В Центральном архиве ФСБ сохранился протокол допроса арестованного Ильина, произведенного в указанный день помощником начальника IV отделения Секретного отдела ГПУ Бахваловым*(134). Иван Александрович отвечал на задававшиеся ему вопросы довольно откровенно. "Скажите, гр-н Ильин, ваши взгляды на структуру советской власти и на систему пролетарского государства", - спрашивал Бахвалов. "Считаю советскую власть, - отвечал Ильин, - исторически неизбежным оформлением великого общественно-духовного недуга, назревавшего в России в течение нескольких сот лет"*(135). "Ваши взгляды на задачи интеллигенции и так называемой общественности", - задавал новый вопрос Бахвалов. "Задача интеллигенции - воспитать в себе новое мировоззрение и правосознание и научить ему других; задача старой русской общественности - понять свою несостоятельность и начать быть по-новому"*(136), - говорил Ильин в ответ. "Ваши взгляды на политические партии вообще и на РКП, в частности", - продолжал спрашивать Ильина Бахвалов.
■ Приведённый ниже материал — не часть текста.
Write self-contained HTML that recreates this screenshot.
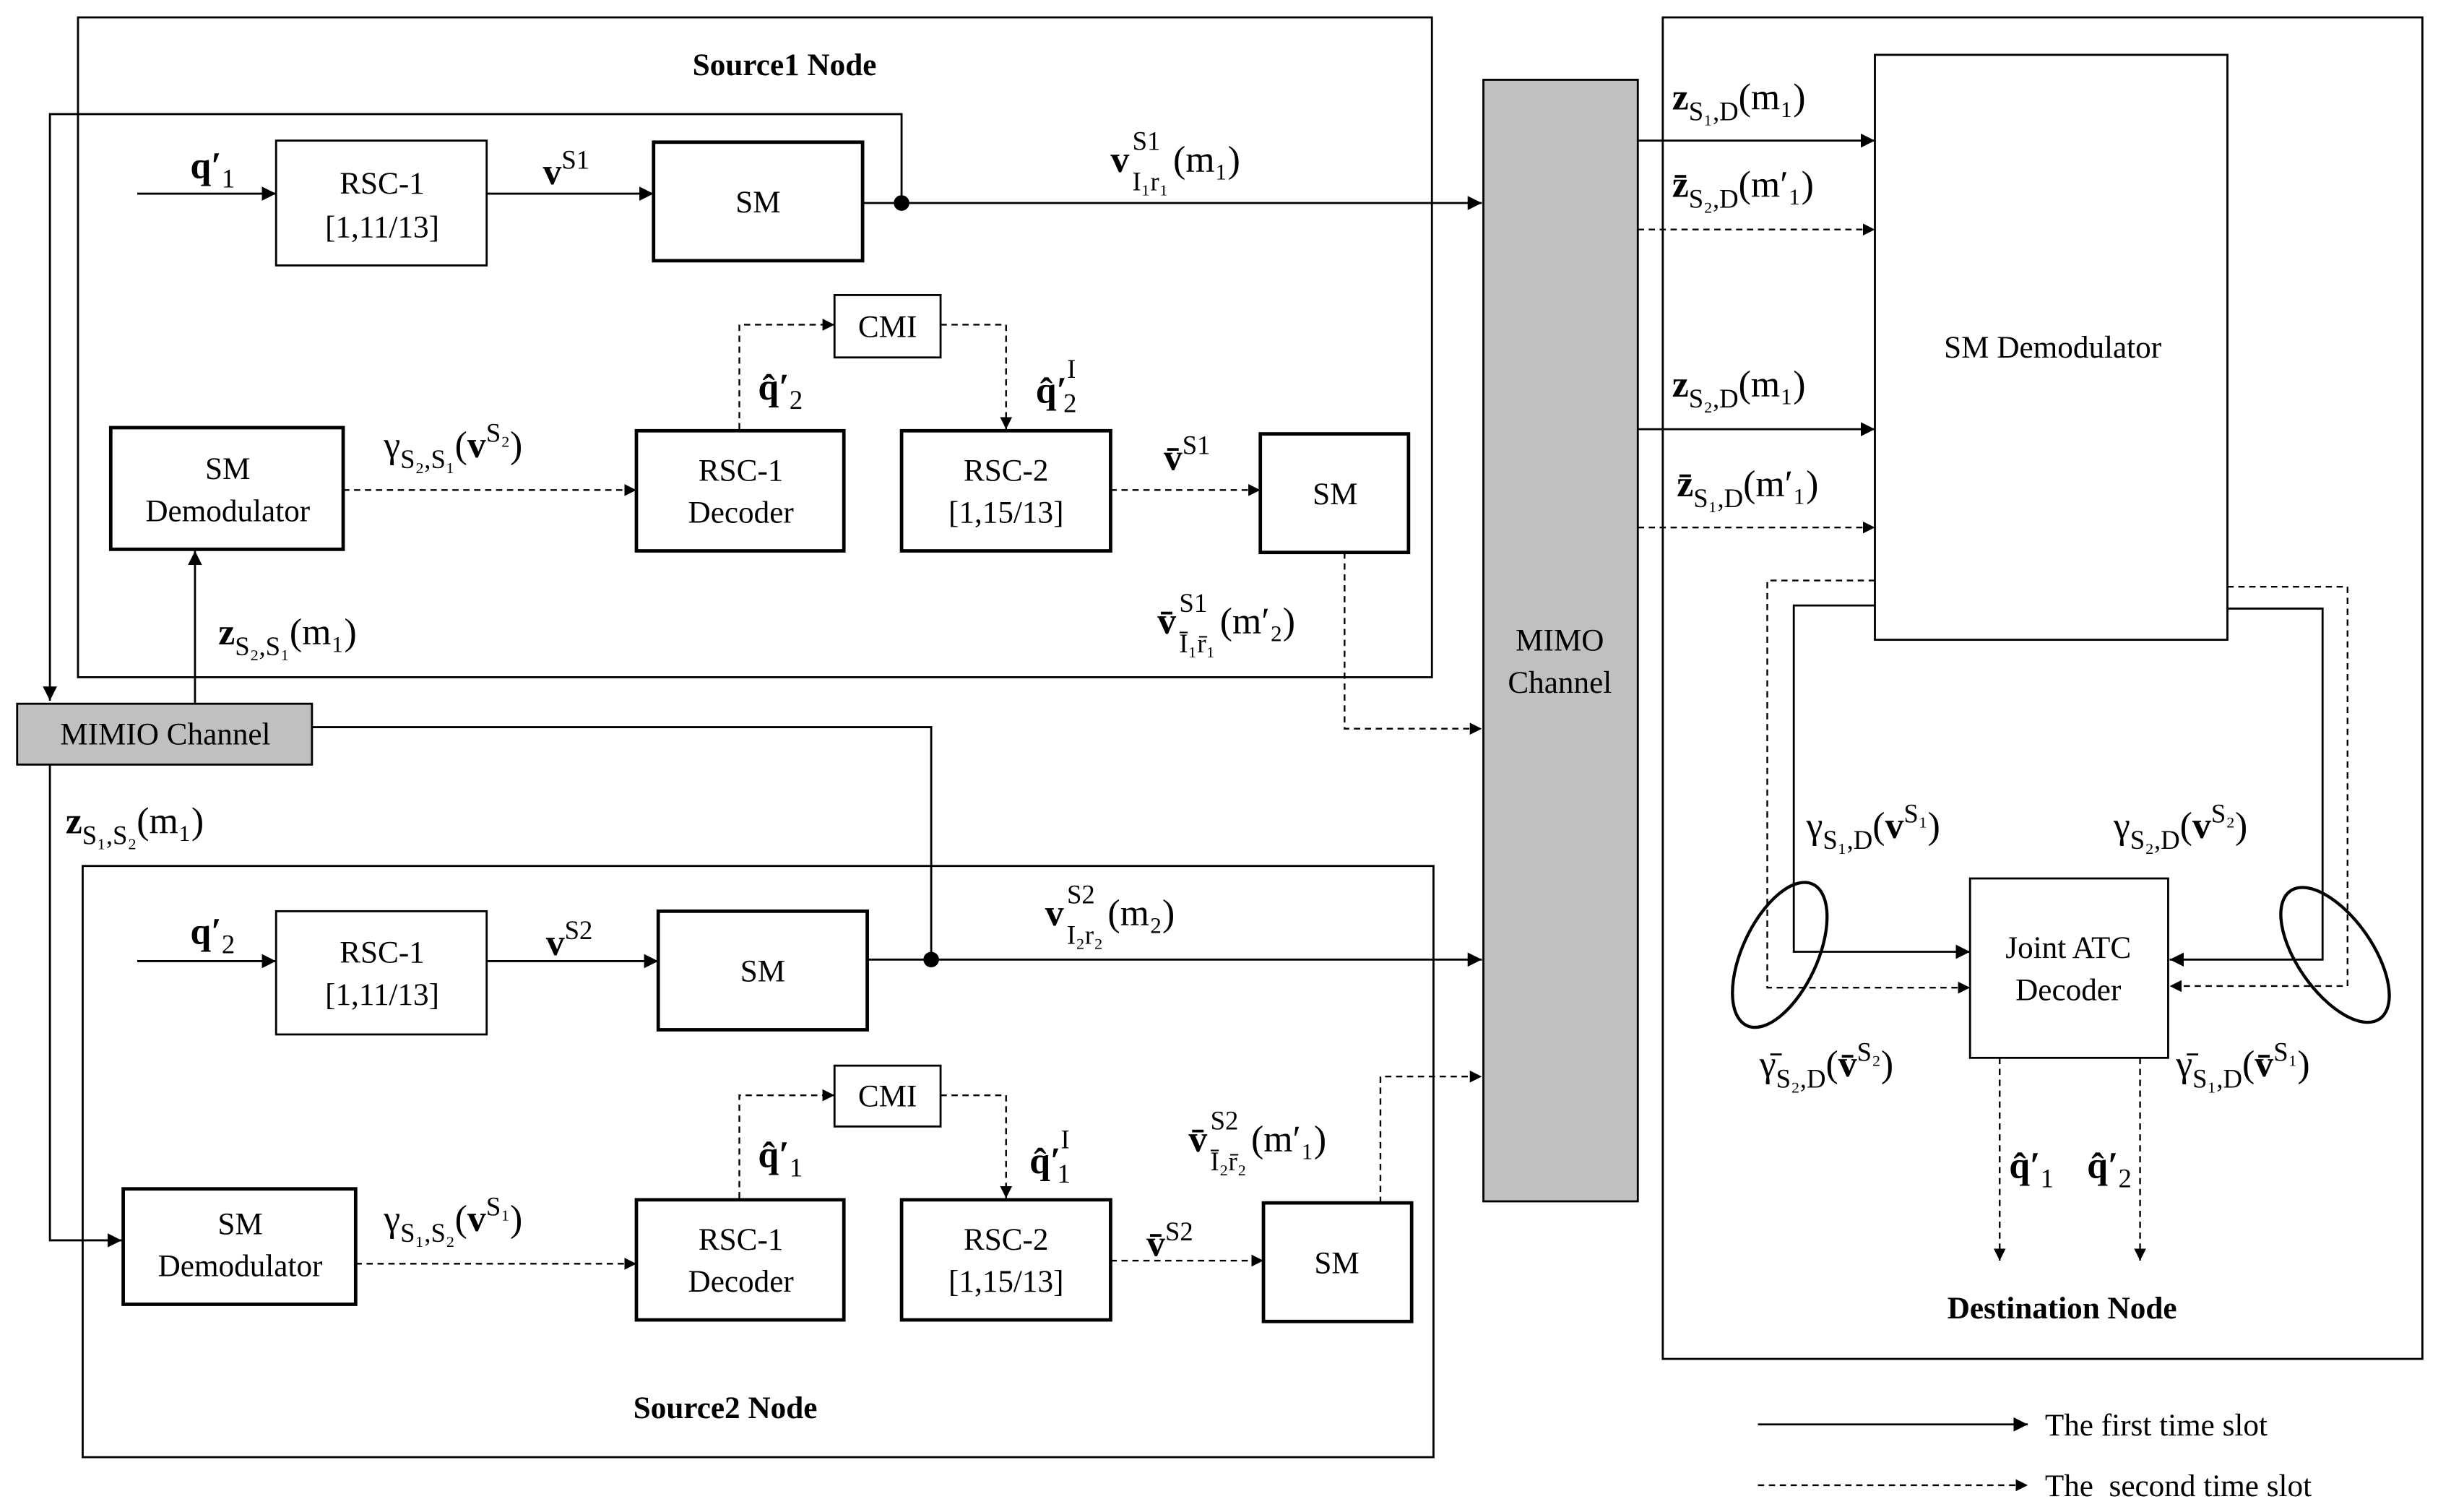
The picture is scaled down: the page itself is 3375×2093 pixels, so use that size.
<!DOCTYPE html>
<html><head><meta charset="utf-8"><style>
html,body{margin:0;padding:0;background:#fff}
svg{display:block}
text{font-family:"Liberation Serif",serif;fill:#000}
.b{font-size:20px}
.m{font-size:24px}
.s{font-size:17px}
</style></head><body>
<svg width="3375" height="2093" viewBox="0 0 1563 969" xmlns="http://www.w3.org/2000/svg">
<defs>
<marker id="a" viewBox="0 0 10 10" refX="10" refY="5" markerWidth="7" markerHeight="7" orient="auto"><path d="M0,0L10,5L0,10z" fill="#000"/></marker>
</defs>
<g fill="none" stroke="#000" stroke-width="1.3">
<rect x="50" y="11" width="868" height="423"/>
<rect x="53" y="555" width="866" height="379"/>
<rect x="1066" y="11" width="487" height="860"/>
<rect x="177" y="90" width="135" height="80"/>
<rect x="419" y="91" width="134" height="76" stroke-width="2.2"/>
<rect x="535" y="189" width="68" height="40"/>
<rect x="71" y="274" width="149" height="78" stroke-width="2.2"/>
<rect x="408" y="276" width="133" height="77" stroke-width="2.2"/>
<rect x="578" y="276" width="134" height="77" stroke-width="2.2"/>
<rect x="808" y="278" width="95" height="76" stroke-width="2.2"/>
<rect x="177" y="584" width="135" height="79"/>
<rect x="422" y="584" width="134" height="76" stroke-width="2.2"/>
<rect x="535" y="683" width="68" height="39"/>
<rect x="79" y="762" width="149" height="74" stroke-width="2.2"/>
<rect x="408" y="769" width="133" height="77" stroke-width="2.2"/>
<rect x="578" y="769" width="134" height="77" stroke-width="2.2"/>
<rect x="810" y="771" width="95" height="76" stroke-width="2.2"/>
<rect x="1202" y="35" width="226" height="375"/>
<rect x="1263" y="563" width="127" height="115"/>
<rect x="11" y="451" width="189" height="39" fill="#c0c0c0"/>
<rect x="951" y="51" width="99" height="719" fill="#c0c0c0"/>
<path d="M88,124H177" marker-end="url(#a)"/>
<path d="M312,124H419" marker-end="url(#a)"/>
<path d="M553,130H950" marker-end="url(#a)"/>
<path d="M578,130V73H32V449" marker-end="url(#a)"/>
<path d="M125,451V353" marker-end="url(#a)"/>
<path d="M200,466H597V615"/>
<path d="M32,490V795H78" marker-end="url(#a)"/>
<path d="M88,616H177" marker-end="url(#a)"/>
<path d="M312,616H422" marker-end="url(#a)"/>
<path d="M556,615H950" marker-end="url(#a)"/>
<path d="M1050,90H1202" marker-end="url(#a)"/>
<path d="M1050,275H1202" marker-end="url(#a)"/>
<path d="M1202,388H1150V610H1263" marker-end="url(#a)"/>
<path d="M1428,390H1489V615H1391" marker-end="url(#a)"/>
<path d="M1127,913H1300" marker-end="url(#a)"/>
</g>
<g fill="none" stroke="#000" stroke-width="1.1" stroke-dasharray="4,3">
<path d="M474,275V208H535" marker-end="url(#a)"/>
<path d="M603,208H645V275" marker-end="url(#a)"/>
<path d="M220,314H408" marker-end="url(#a)"/>
<path d="M712,314H808" marker-end="url(#a)"/>
<path d="M862,354V467H950" marker-end="url(#a)"/>
<path d="M474,768V702H535" marker-end="url(#a)"/>
<path d="M603,702H645V768" marker-end="url(#a)"/>
<path d="M228,810H408" marker-end="url(#a)"/>
<path d="M712,808H810" marker-end="url(#a)"/>
<path d="M885,771V690H950" marker-end="url(#a)"/>
<path d="M1050,147H1202" marker-end="url(#a)"/>
<path d="M1050,338H1202" marker-end="url(#a)"/>
<path d="M1202,372H1133V633H1263" marker-end="url(#a)"/>
<path d="M1428,376H1505V632H1391" marker-end="url(#a)"/>
<path d="M1282,678V808" marker-end="url(#a)"/>
<path d="M1372,678V808" marker-end="url(#a)"/>
<path d="M1127,952H1300" marker-end="url(#a)"/>
</g>
<circle cx="578" cy="130" r="5"/><circle cx="597" cy="615" r="5"/>
<ellipse cx="1141" cy="612" rx="24" ry="50" transform="rotate(25 1141 612)" fill="none" stroke="#000" stroke-width="2"/>
<ellipse cx="1497" cy="612" rx="24" ry="50" transform="rotate(-35 1497 612)" fill="none" stroke="#000" stroke-width="2"/>
<text x="503" y="48" class="b" font-weight="bold" text-anchor="middle">Source1 Node</text>
<text x="465" y="909" class="b" font-weight="bold" text-anchor="middle">Source2 Node</text>
<text x="1322" y="845" class="b" font-weight="bold" text-anchor="middle">Destination Node</text>
<g class="b" text-anchor="middle">
<text x="245" y="124">RSC-1</text><text x="245" y="152">[1,11/13]</text>
<text x="486" y="136">SM</text>
<text x="569" y="216">CMI</text>
<text x="146" y="307">SM</text><text x="146" y="334">Demodulator</text>
<text x="475" y="308">RSC-1</text><text x="475" y="335">Decoder</text>
<text x="645" y="308">RSC-2</text><text x="645" y="335">[1,15/13]</text>
<text x="856" y="323">SM</text>
<text x="245" y="617">RSC-1</text><text x="245" y="644">[1,11/13]</text>
<text x="489" y="629">SM</text>
<text x="569" y="709">CMI</text>
<text x="154" y="791">SM</text><text x="154" y="818">Demodulator</text>
<text x="475" y="801">RSC-1</text><text x="475" y="828">Decoder</text>
<text x="645" y="801">RSC-2</text><text x="645" y="828">[1,15/13]</text>
<text x="857" y="816">SM</text>
<text x="1316" y="229">SM Demodulator</text>
<text x="1326" y="614">Joint ATC</text><text x="1326" y="641">Decoder</text>
<text x="1000" y="417">MIMO</text><text x="1000" y="444">Channel</text>
<text x="106" y="477">MIMIO Channel</text>
</g>
<text x="1311" y="920" class="b">The first time slot</text>
<text x="1311" y="959" class="b">The&#160; second time slot</text>
<g class="m">
<text x="122" y="114" font-weight="bold">q′<tspan class="s" dy="6" font-weight="normal">1</tspan></text>
<text x="348" y="118" font-weight="bold">v<tspan class="s" dy="-10" font-weight="normal">S1</tspan></text>
<text x="712" y="110" font-weight="bold">v<tspan class="s" dy="-14" dx="2" font-weight="normal">S1</tspan><tspan class="s" dx="-18" dy="26" font-weight="normal">I₁r₁</tspan><tspan dy="-12" dx="3" font-weight="normal">(m₁)</tspan></text>
<text x="486" y="256" font-weight="bold">q̂′<tspan class="s" dy="6" font-weight="normal">2</tspan></text>
<text x="664" y="258" font-weight="bold">q̂′<tspan class="s" dy="-16" font-weight="normal">I</tspan><tspan class="s" dx="-8" dy="22" font-weight="normal">2</tspan></text>
<text x="246" y="293">γ<tspan class="s" dy="7">S₂,S₁</tspan><tspan dy="-7">(</tspan><tspan font-weight="bold">v</tspan><tspan class="s" dy="-10">S₂</tspan><tspan dy="10">)</tspan></text>
<text x="746" y="301" font-weight="bold">v̄<tspan class="s" dy="-10" font-weight="normal">S1</tspan></text>
<text x="742" y="406" font-weight="bold">v̄<tspan class="s" dy="-14" dx="2" font-weight="normal">S1</tspan><tspan class="s" dx="-18" dy="26" font-weight="normal">Ī₁r̄₁</tspan><tspan dy="-12" dx="3" font-weight="normal">(m′₂)</tspan></text>
<text x="140" y="413" font-weight="bold">z<tspan class="s" dy="7" font-weight="normal">S₂,S₁</tspan><tspan dy="-7" font-weight="normal">(m₁)</tspan></text>
<text x="42" y="534" font-weight="bold">z<tspan class="s" dy="7" font-weight="normal">S₁,S₂</tspan><tspan dy="-7" font-weight="normal">(m₁)</tspan></text>
<text x="122" y="605" font-weight="bold">q′<tspan class="s" dy="6" font-weight="normal">2</tspan></text>
<text x="350" y="612" font-weight="bold">v<tspan class="s" dy="-10" font-weight="normal">S2</tspan></text>
<text x="670" y="593" font-weight="bold">v<tspan class="s" dy="-14" dx="2" font-weight="normal">S2</tspan><tspan class="s" dx="-18" dy="26" font-weight="normal">I₂r₂</tspan><tspan dy="-12" dx="3" font-weight="normal">(m₂)</tspan></text>
<text x="486" y="748" font-weight="bold">q̂′<tspan class="s" dy="6" font-weight="normal">1</tspan></text>
<text x="660" y="752" font-weight="bold">q̂′<tspan class="s" dy="-16" font-weight="normal">I</tspan><tspan class="s" dx="-8" dy="22" font-weight="normal">1</tspan></text>
<text x="762" y="738" font-weight="bold">v̄<tspan class="s" dy="-14" dx="2" font-weight="normal">S2</tspan><tspan class="s" dx="-18" dy="26" font-weight="normal">Ī₂r̄₂</tspan><tspan dy="-12" dx="3" font-weight="normal">(m′₁)</tspan></text>
<text x="246" y="789">γ<tspan class="s" dy="7">S₁,S₂</tspan><tspan dy="-7">(</tspan><tspan font-weight="bold">v</tspan><tspan class="s" dy="-10">S₁</tspan><tspan dy="10">)</tspan></text>
<text x="735" y="805" font-weight="bold">v̄<tspan class="s" dy="-10" font-weight="normal">S2</tspan></text>
<text x="1072" y="70" font-weight="bold">z<tspan class="s" dy="7" font-weight="normal">S₁,D</tspan><tspan dy="-7" font-weight="normal">(m₁)</tspan></text>
<text x="1072" y="126" font-weight="bold">z̄<tspan class="s" dy="7" font-weight="normal">S₂,D</tspan><tspan dy="-7" font-weight="normal">(m′₁)</tspan></text>
<text x="1072" y="254" font-weight="bold">z<tspan class="s" dy="7" font-weight="normal">S₂,D</tspan><tspan dy="-7" font-weight="normal">(m₁)</tspan></text>
<text x="1075" y="318" font-weight="bold">z̄<tspan class="s" dy="7" font-weight="normal">S₁,D</tspan><tspan dy="-7" font-weight="normal">(m′₁)</tspan></text>
<text x="1158" y="537">γ<tspan class="s" dy="7">S₁,D</tspan><tspan dy="-7">(</tspan><tspan font-weight="bold">v</tspan><tspan class="s" dy="-10">S₁</tspan><tspan dy="10">)</tspan></text>
<text x="1355" y="537">γ<tspan class="s" dy="7">S₂,D</tspan><tspan dy="-7">(</tspan><tspan font-weight="bold">v</tspan><tspan class="s" dy="-10">S₂</tspan><tspan dy="10">)</tspan></text>
<text x="1128" y="690">γ̄<tspan class="s" dy="7">S₂,D</tspan><tspan dy="-7">(</tspan><tspan font-weight="bold">v̄</tspan><tspan class="s" dy="-10">S₂</tspan><tspan dy="10">)</tspan></text>
<text x="1395" y="690">γ̄<tspan class="s" dy="7">S₁,D</tspan><tspan dy="-7">(</tspan><tspan font-weight="bold">v̄</tspan><tspan class="s" dy="-10">S₁</tspan><tspan dy="10">)</tspan></text>
<text x="1288" y="755" font-weight="bold">q̂′<tspan class="s" dy="6" font-weight="normal">1</tspan></text>
<text x="1338" y="755" font-weight="bold">q̂′<tspan class="s" dy="6" font-weight="normal">2</tspan></text>
</g>
</svg>
</body></html>
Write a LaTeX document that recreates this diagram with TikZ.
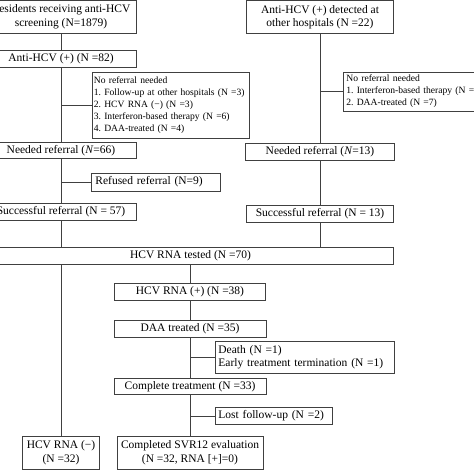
\documentclass[tikz,border=0pt]{standalone}
\usepackage{fontspec}
\setmainfont{Liberation Serif}
\usetikzlibrary{positioning,calc}

\begin{document}
\begin{tikzpicture}[x=1pt,y=-1pt,line width=.8pt,
	main node/.style={rectangle,draw=black!75,inner sep=3pt,align=center,
		font=\fontsize{11.5}{13.5}\selectfont, minimum height=17pt},
	side node/.style={main node,align=left,anchor=west},
	note node/.style={side node,font=\fontsize{9.6}{12}\selectfont},
	link/.style={draw=black!75}]

\useasboundingbox (0,0) rectangle (474,474);
\clip (0,0) rectangle (474,474);

    \node[main node,minimum width=150pt,minimum height=33pt] (S) at (61,17) {Residents receiving anti-HCV\\screening (N=1879)};
    \node[main node,minimum width=147pt,minimum height=33pt] (H) at (320,17) {Anti-HCV (+) detected at\\other hospitals (N =22)};
    \node[main node,minimum width=150pt] (A) at (61,58.5) {Anti-HCV (+) (N =82)};
    \node[note node,inner xsep=1.5pt,text width=154pt,minimum height=66pt] (NL) at (92,105) {No referral needed\\1.\ Follow-up at other hospitals (N =3)\\2.\ HCV RNA (−) (N =3)\\3.\ Interferon-based therapy (N =6)\\4.\ DAA-treated (N =4)};
    \node[note node,text width=150pt,minimum height=39pt] (NR) at (343,91.5) {No referral needed\\1.\ Interferon-based therapy (N =2)\\2.\ DAA-treated (N =7)};
    \node[main node,minimum width=150pt,minimum height=16pt] (NA) at (61,150.5) {Needed referral (\textit{N}=66)};
    \node[main node,minimum width=149pt,minimum height=16pt] (NB) at (320,152) {Needed referral (\textit{N}=13)};
    \node[side node,inner xsep=4pt,text width=121pt,minimum height=18pt] (R) at (91,182) {Refused referral (N=9)};
    \node[main node,minimum width=150pt] (SA) at (61,211.5) {Successful referral (N = 57)};
    \node[main node,minimum width=147pt] (SB) at (320,213.5) {Successful referral (N = 13)};
    \node[main node,minimum width=405pt] (T) at (190.5,255.5) {HCV RNA tested (N =70)};
    \node[main node,minimum width=151pt] (P) at (190,291.5) {HCV RNA (+) (N =38)};
    \node[main node,minimum width=152pt,minimum height=16pt] (D) at (190,329) {DAA treated (N =35)};
    \node[side node,text width=173pt,minimum height=32pt] (X) at (215,357) {Death (N =1)\\Early treatment termination (N =1)};
    \node[main node,minimum width=152pt,minimum height=16pt] (C) at (190,386.5) {Complete treatment (N =33)};
    \node[side node,text width=111pt,minimum height=16pt] (L) at (215,416) {Lost follow-up (N =2)};
    \node[main node,minimum width=77pt,minimum height=33pt] (M) at (61,452.5) {HCV RNA (−)\\(N =32)};
    \node[main node,minimum width=146pt,minimum height=33pt] (V) at (190,452.5) {Completed SVR12 evaluation\\(N =32, RNA [+]=0)};

    % main columns
    \path[link]
	(S) edge (A)
	(A) edge (NA)
	(NA) edge (SA)
	(H) edge (NB)
	(NB) edge (SB)
	(P) edge (D)
	(D) edge (C)
	(C) edge (V);
    \draw[link] (SA) -- (SA |- T.north);
    \draw[link] (SB) -- (SB |- T.north);
    \draw[link] (M |- T.south) -- (M);
    \draw[link] (P |- T.south) -- (P);

    % side branches
    \draw[link] (NL.west) -- (NL.west -| A.south);
    \draw[link] (NR.west) -- (NR.west -| H.south);
    \draw[link] (R.west) -- (R.west -| NA.south);
    \draw[link] (X.west) -- (X.west -| D.south);
    \draw[link] (L.west) -- (L.west -| C.south);

\end{tikzpicture}
\end{document}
И Ильин отвечал ему: "Политическая партия строит государство только тогда и только постольку, поскольку она искренно служит сверхклассовой солидарности; я глубоко убежден в том, что РКП, пренебрегая этим началом, вредит себе, своему делу, своей власти и России"*(137).

По окончании допроса Ильин дал подписку в том, что принимает на себя обязанность никуда не выезжать из Москвы без разрешения IV отделения ГПУ и что обязуется явиться в стены данного учреждения 5 сентября не позднее 12 часов. После этого он был отпущен домой.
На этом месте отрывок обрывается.